How do you get rid of an online identity?

An online identity is an important thing. Your online identity says a lot about you, it represents who you are to your family, your friends and potential employers. Some people have lost jobs, been unsuccessful at interviews and even got divorced because of their online identities.

Some people have even ‘died’.

Not everyone uses their online identity to represent who they are in the ‘real’ world. With a vast area of the internet dedicated to social media, it’s natural that many people see your online identity as a representation of who you are elsewhere.

But once upon a time, before Twitter, Facebook and even MySpace, a section of the internet was (and still is) dedicated to fandoms.

(Fandoms, for those who don’t know, are basically groups of fans. It is a community for a television programme, a film, a pop group, etc.)

Being a part of a fandom usually involves some kind of activity in the ‘fandom’ world. Many fans choose to write fanfiction, create fan art or some merely join in discussion on websites such as LiveJournal and FanForum.

Fandoms can be renowned, e.g. Justin Bieber’s fandom are infamous for their over the top reactions and sometimes threatening behaviour.

In reality, the majority of fandoms go about their daily lives causing nobody any great suffering, reading/reviewing fanfiction and discussing the latest happenings in their fandom’s world.

There are a few people, however, who take the idea of an ‘online identity’ a step further. Whilst it may be common sense to avoid sharing too much of your ‘real’ life with the world online, but some people take this a step too far and create an identity from scratch. Alternatively, some may share only some information about themselves but under a different guise.

A problem that is out there (though amongst a very small minority) is that if you create an identity, you can also destroy it.

By killing off your online persona.

That’s right. There are people in this world who take part in the internet, who make friends, share stories and ultimately, end their ‘online’ days in whichever fashion they choose.

Morally, I’m sure many of you will agree with me, this is a horrendous thing to do.

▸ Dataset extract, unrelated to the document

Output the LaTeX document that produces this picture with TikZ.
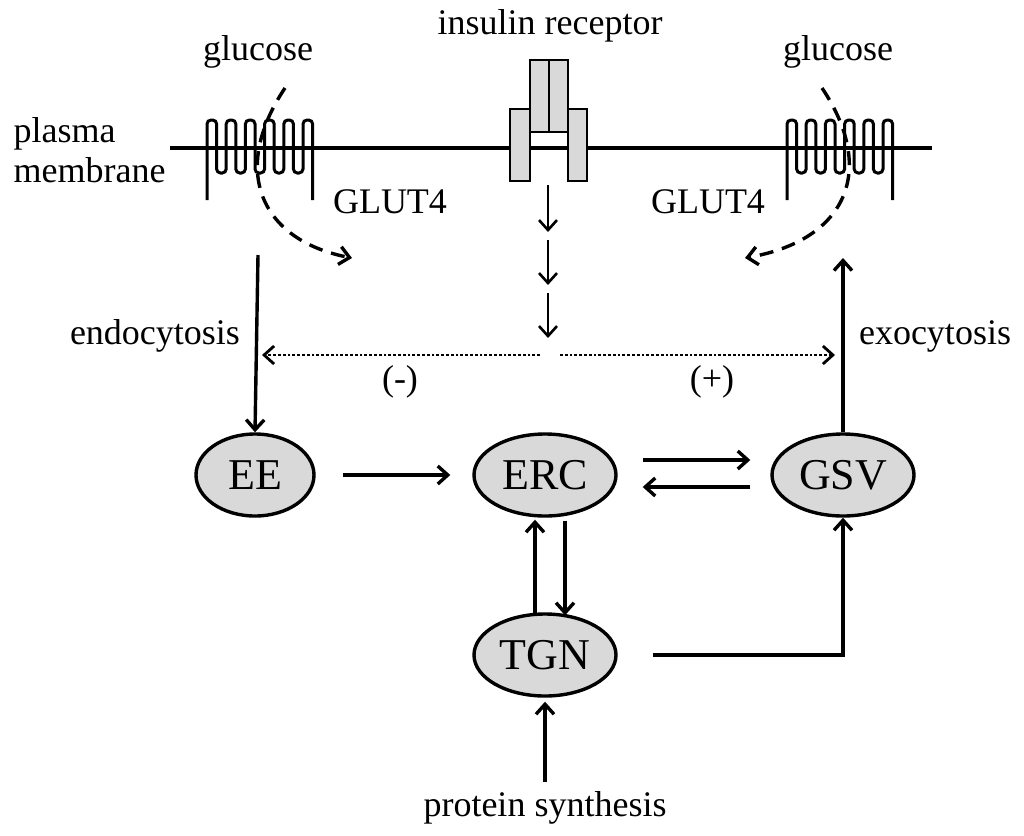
\documentclass[tikz,border=0pt]{standalone}
\usepackage{fontspec}
\setmainfont{Liberation Serif}
\usetikzlibrary{arrows.meta,shapes.geometric}
\begin{document}
\begin{tikzpicture}[x=1pt,y=-1pt,line width=3.4pt,
  lbl/.style={font=\fontsize{36}{40}\selectfont,inner sep=0},
  org/.style={ellipse,draw,fill=gray!30,minimum width=#1,minimum height=82pt,font=\fontsize{44}{48}\selectfont,inner sep=0},
  ar/.style={-{Straight Barb[length=10pt,width=18pt]}},
  dar/.style={ar,dash pattern=on 14pt off 9pt},
  box/.style={draw,fill=gray!30,line width=2.8pt}]
\useasboundingbox (0,0) rectangle (1024,835);
% membrane
\draw (170,148) -- (932,148);
\node[lbl,align=left,anchor=west] (pm) at (12,150) {plasma\\membrane};
% GLUT4 serpentines
\foreach \x in {207,787}{
  \draw[line width=3pt,rounded corners=4pt] (\x,200)
    \foreach \k in {0,...,4}{ -- ({\x+19.2*\k},120) -- ({\x+19.2*\k+9.6},120) -- ({\x+19.2*\k+9.6},173) -- ({\x+19.2*\k+19.2},173) }
    -- ({\x+96},120) -- ({\x+105.6},120) -- ({\x+105.6},200);
}
\node[lbl] (g1) at (258,52) {glucose};
\node[lbl] (g2) at (838,52) {glucose};
\node[lbl] (gl1) at (390,202) {GLUT4};
\node[lbl] (gl2) at (708,202) {GLUT4};
\node[lbl] (ir) at (550,26) {insulin receptor};
% receptor
\draw[box] (510,109) rectangle (530,181);
\draw[box] (568,109) rectangle (587,181);
\draw[box] (530,60) rectangle (568,132);
\draw[line width=2.8pt] (549,60) -- (549,132);
\draw[line width=2.8pt] (530,148) -- (568,148);
% glucose flows
\draw[dar] (285,88) .. controls (230,170) and (260,240) .. (352,258);
\draw[dar] (822,88) .. controls (877,170) and (847,240) .. (745,258);
% insulin signal
\coordinate (s0) at (548,185); \coordinate (s1) at (548,232);
\coordinate (s2) at (548,240); \coordinate (s3) at (548,285);
\coordinate (s4) at (548,293); \coordinate (s5) at (548,338);
\draw[ar,line width=2.6pt] (s0) -- (s1);
\draw[ar,line width=2.6pt] (s2) -- (s3);
\draw[ar,line width=2.6pt] (s4) -- (s5);
\coordinate (dl0) at (540,355); \coordinate (dl1) at (262,355);
\coordinate (dr0) at (560,355); \coordinate (dr1) at (835,355);
\draw[ar,dotted,line width=2.8pt] (dl0) -- (dl1);
\draw[ar,dotted,line width=2.8pt] (dr0) -- (dr1);
\node[lbl] (minus) at (400,382) {(-)};
\node[lbl] (plus) at (712,382) {(+)};
% organelles
\node[org=118pt] (EE) at (255,475) {EE};
\node[org=142pt] (ERC) at (545,475) {ERC};
\node[org=142pt] (GSV) at (843,475) {GSV};
\node[org=142pt] (TGN) at (545,655) {TGN};
\coordinate (en0) at (258,255);
\draw[ar] (en0) -- (EE.north);
\node[lbl] (endo) at (155,336) {endocytosis};
\coordinate (ex1) at (843,258);
\draw[ar] (GSV.north) -- (ex1);
\node[lbl] (exo) at (935,336) {exocytosis};
\draw[ar] ([xshift=27pt]EE.east) -- ([xshift=-22pt]ERC.west);
\draw[ar] ([xshift=25pt,yshift=15pt]ERC.east) -- ([xshift=-20pt,yshift=15pt]GSV.west);
\draw[ar] ([xshift=-20pt,yshift=-12pt]GSV.west) -- ([xshift=25pt,yshift=-12pt]ERC.east);
\draw[ar] ([xshift=-10pt,yshift=-3pt]TGN.north) -- ([xshift=-10pt,yshift=-2pt]ERC.south);
\draw[ar] ([xshift=20pt,yshift=-3pt]ERC.south) -- ([xshift=20pt,yshift=-3pt]TGN.north);
\draw[ar] ([xshift=35pt]TGN.east) -- (843,655) -- (GSV.south);
\node[lbl] (ps) at (545,808) {protein synthesis};
\draw[ar] ([yshift=8pt]ps.north) -- ([yshift=-4pt]TGN.south);
\end{tikzpicture}
\end{document}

Let’s pretend you’ve been taking part in an online message board for a number of years, you’ve become friends with a number of people who you now consider to be as close as your ‘real life’ friends. You enjoy talking regularly with a person called Leona. You feel like you know lots about Leona, she’s someone you look to for support and friendship.

Then one day you find out that she has died.

The ultimate, never to come back from, ill fate of death.

And how do you feel? Well, most people will feel the same way they would feel if one of their close ‘real life’ friends died. This a person you communicated with regularly, you sought comfort in their emails/messages. Their absense is felt amongst your community and in your own life.

But she’s not really dead.

Someone just pretended that, because they didn’t want to have to pretend to be Leona anymore.

How can someone be so callous?

That’s a very good question.

I don’t even have an answer.

If anyone has an answer, please tell me.

Death is not something you can use to get rid of a part of yourself you no longer want to have to deal with. (Aside from physical death.)

The worst thing is that some of the people who do fake their own deaths do so after months of claiming they have cancer.

Yes, that’s also right, it happens. Very few people on the internet actually pretend that they have cancer. And then they actually pretend that they have died.

It beggers belief that this is even something that happens, it sounds like something in a soap opera or a badly made television programme. Oh hey, we made this mistake online, so let’s pretend you’re dead instead.

That stuff doesn’t happen in real life, surely?

It does.

I’ve seen it happen a couple of times, over the last decade (it’s really not *that* widespread) and there’s not a lot a person can do but believe it.

How else will you know? You’re hardly going to go knocking on their door asking for proof of this person’s death. Many people don’t mix their ‘real’ life with their online one, in that respect.

I don’t mean to scare anyone, or put this idea into anyone’s head that pretending to be sick or pretending to die is common. It’s not.

But it does happen, and I think it’s terrible.